• _TASK BRIEF_: From the listing below, extract each line containing the string "matplotlib".

[Entries with chart source code]
* * * *

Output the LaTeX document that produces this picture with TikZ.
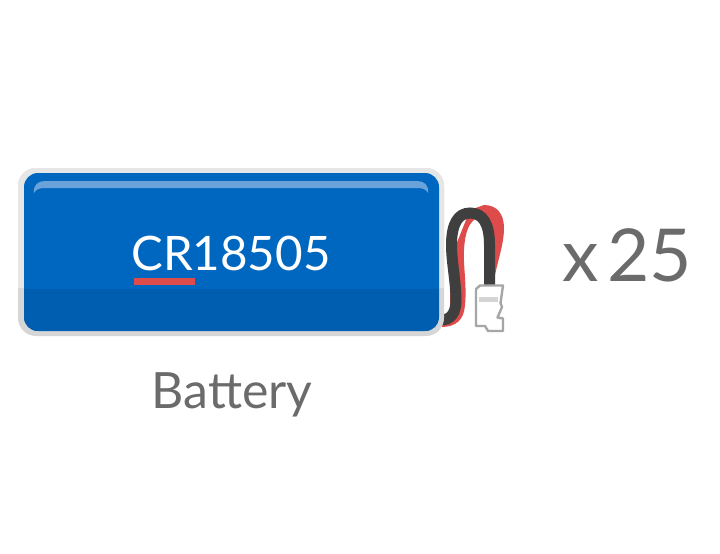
\documentclass[tikz,border=0pt]{standalone}
\usepackage{fontspec}
\setmainfont{Lato}
\definecolor{rimtop}{HTML}{E6E6E6}
\definecolor{rimbot}{HTML}{D6D6D6}
\definecolor{bluetop}{HTML}{0067C0}
\definecolor{bluebot}{HTML}{005EB0}
\definecolor{gleam}{HTML}{69A3DA}
\definecolor{wirered}{HTML}{DE4B4B}
\definecolor{wireblack}{HTML}{3F3F3F}
\definecolor{plug}{HTML}{A6A6A6}
\definecolor{plugbar}{HTML}{D4D4D4}
\definecolor{labelgrey}{HTML}{6B6B6B}
\tikzset{
  lbl/.style={inner sep=0pt,anchor=base,text=labelgrey},
}
\begin{document}
\begin{tikzpicture}[x=1pt,y=-1pt]
\useasboundingbox (0,0) rectangle (720,554);
\fill[white] (0,0) rectangle (720,554);
% red wire
\fill[wirered] (441,327) .. controls (456,327) and (464,320) .. (465,305)
  .. controls (467,285) and (463,265) .. (464,250)
  .. controls (465,232) and (469,222) .. (477,218)
  -- (484,225) -- (485,285) -- (493,285)
  .. controls (497,262) and (504,245) .. (504,228)
  .. controls (504,214) and (497,205) .. (484,205)
  -- (470,210) -- (450,260) -- (450,315) -- cycle;
% black wire
\draw[wireblack,line width=11pt] (441,320) .. controls (450,320) and (456,314) .. (456,300)
  .. controls (456,282) and (451.5,262) .. (451.5,245)
  .. controls (451.5,224) and (458,213) .. (470,213)
  .. controls (483,213) and (489.5,224) .. (489.5,245)
  -- (489.5,290);
% battery
\fill[rimbot] (18,186) arc[start angle=180,end angle=270,radius=18] -- (426,168) arc[start angle=270,end angle=360,radius=18] -- (444,318) arc[start angle=0,end angle=90,radius=18] -- (36,336) arc[start angle=90,end angle=180,radius=18] -- cycle;
\fill[rimtop] (18,288) -- (18,186) arc[start angle=180,end angle=270,radius=18] -- (426,168) arc[start angle=270,end angle=360,radius=18] -- (444,288) -- cycle;
\fill[bluetop,rounded corners=14pt] (24,173) rectangle (439,331);
\begin{scope}
\clip[rounded corners=14pt] (24,173) rectangle (439,331);
\fill[bluebot] (24,289) rectangle (439,331);
\end{scope}
% gleam
\fill[gleam] (34,193) .. controls (33,185) and (38,181) .. (45,181) -- (417,181) .. controls (424,181) and (429,185) .. (428,193) .. controls (426,189) and (422,188) .. (417,188) -- (45,188) .. controls (40,188) and (36,189) .. (34,193) -- cycle;
% label
\node[lbl,text=white,font=\fontsize{47.5}{47.5}\selectfont] (model) at (231,270) {CR18505};
\fill[wirered] (134,278) rectangle (195,285);
\node[lbl,font=\fontsize{50}{50}\selectfont] (name) at (232,408) {Battery};
\node[lbl,font=\fontsize{73}{73}\selectfont,anchor=base west] (count) at (562,281) {x\kern9pt 25};
% connector
\path[fill=white,draw=plug,line width=2.4pt,line join=round] (480,285.5) -- (503,285.5) -- (500.5,303) -- (502,307) -- (497.5,317.5) -- (503,318.5) -- (503,331) -- (488,331) -- (485,326) -- (476,326) -- (476,289) -- cycle;
\fill[plugbar] (479,297) rectangle (498,302);
\end{tikzpicture}
\end{document}
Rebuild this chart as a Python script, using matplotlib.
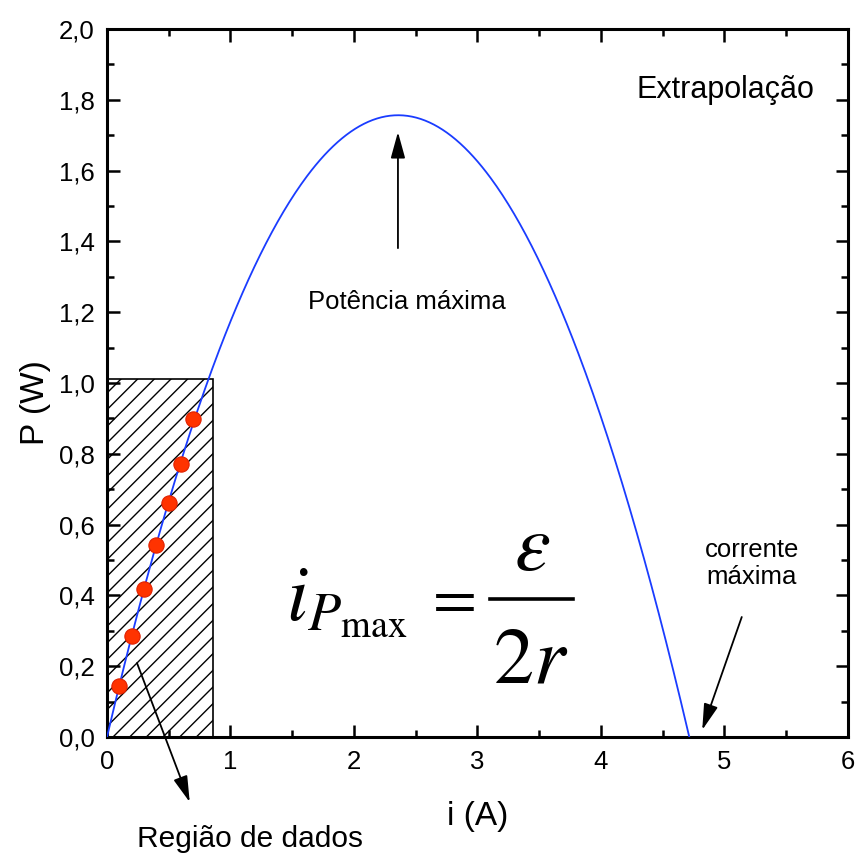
import numpy as np
import matplotlib.pyplot as plt
from matplotlib.patches import Rectangle

plt.rcParams['font.family'] = ['Liberation Sans', 'DejaVu Sans']
plt.rcParams['mathtext.fontset'] = 'stix'
plt.rcParams['hatch.linewidth'] = 1.0

# measured points (data region)
current = [0.1, 0.2, 0.3, 0.4, 0.5, 0.6, 0.7]
power = [0.145, 0.285, 0.417, 0.542, 0.662, 0.772, 0.899]

# fitted generator: P = emf*i - r*i^2
emf = 1.49
r_int = 0.316

region_i = 0.86
region_p = 1.01

x_ticks = [0, 1, 2, 3, 4, 5, 6]
y_ticks = [0.0, 0.2, 0.4, 0.6, 0.8, 1.0, 1.2, 1.4, 1.6, 1.8, 2.0]

fig = plt.figure(figsize=(8.65, 8.58), dpi=100)
ax = fig.add_axes([0.1237, 0.141, 0.8566, 0.8252])

# hatched region of measured data
ax.add_patch(Rectangle((0, 0), region_i, region_p, fill=False,
                       hatch='//', edgecolor='black', linewidth=1.2))

i_fit = np.linspace(0, emf / r_int, 400)
ax.plot(i_fit, emf * i_fit - r_int * i_fit ** 2, color='#1a3cff', lw=1.3, zorder=3)

ax.plot(current, power, 'o', color='#ff3300', markersize=11,
        markeredgecolor='#e02000', markeredgewidth=0.8, zorder=4)

ax.set_xlim(0, 6)
ax.set_ylim(0, 2.0)
ax.set_xticks(x_ticks)
ax.set_xticklabels([str(t) for t in x_ticks])
ax.set_yticks(y_ticks)
ax.set_yticklabels([f"{t:.1f}".replace('.', ',') for t in y_ticks])
ax.set_xticks(np.arange(0.5, 6, 1.0), minor=True)
ax.set_yticks(np.arange(0.1, 2.0, 0.2), minor=True)

ax.tick_params(which='both', direction='in', top=True, right=True,
               width=1.8, labelsize=18.5)
ax.tick_params(which='major', length=9, pad=9)
ax.tick_params(which='minor', length=5)
for s in ax.spines.values():
    s.set_linewidth(2.2)

ax.set_xlabel('i (A)', fontsize=24)
ax.set_ylabel('P (W)', fontsize=24)
ax.xaxis.label.set_va('center')
ax.yaxis.label.set_va('center')
ax.xaxis.set_label_coords(0.5, -0.112)
ax.yaxis.set_label_coords(-0.097, 0.473)

# annotations
ax.text(5.01, 1.828, 'Extrapolação', fontsize=22, ha='center', va='center')
ax.text(2.43, 1.229, 'Potência máxima', fontsize=18.5, ha='center', va='center')
ax.text(5.22, 0.49, 'corrente\nmáxima', fontsize=18.5, ha='center', va='center',
        linespacing=1.15)
ax.text(0.243, -0.311, 'Região de dados', fontsize=21.5, ha='left', va='baseline',
        clip_on=False)

arrow = dict(arrowstyle='-|>,head_length=0.8,head_width=0.22',
             color='black', lw=1.3, mutation_scale=20, shrinkA=0, shrinkB=0)
ax.annotate('', xy=(2.356, 1.709), xytext=(2.356, 1.381), arrowprops=arrow)
ax.annotate('', xy=(4.82, 0.02), xytext=(5.14, 0.339), arrowprops=arrow)
ax.annotate('', xy=(0.67, -0.184), xytext=(0.243, 0.209), arrowprops=arrow,
            annotation_clip=False)

# formula i_Pmax = eps / 2r
ax.text(1.45, 0.33, r'$i_{P_{\mathrm{max}}}$', fontsize=56, ha='left', va='baseline')
ax.text(2.77, 0.387, r'$=$', fontsize=46, ha='center', va='center')
ax.plot([3.10, 3.77], [0.39, 0.39], color='black', lw=2.6)
ax.text(3.44, 0.472, r'$\varepsilon$', fontsize=58, ha='center', va='baseline')
ax.text(3.43, 0.155, r'$2r$', fontsize=58, ha='center', va='baseline')

fig.savefig('out.png', dpi=100)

* * * *

• _PROBLEM SOLUTION_:
Rebuild this chart as a Python script, using matplotlib.
import matplotlib.pyplot as plt
from matplotlib.patches import Rectangle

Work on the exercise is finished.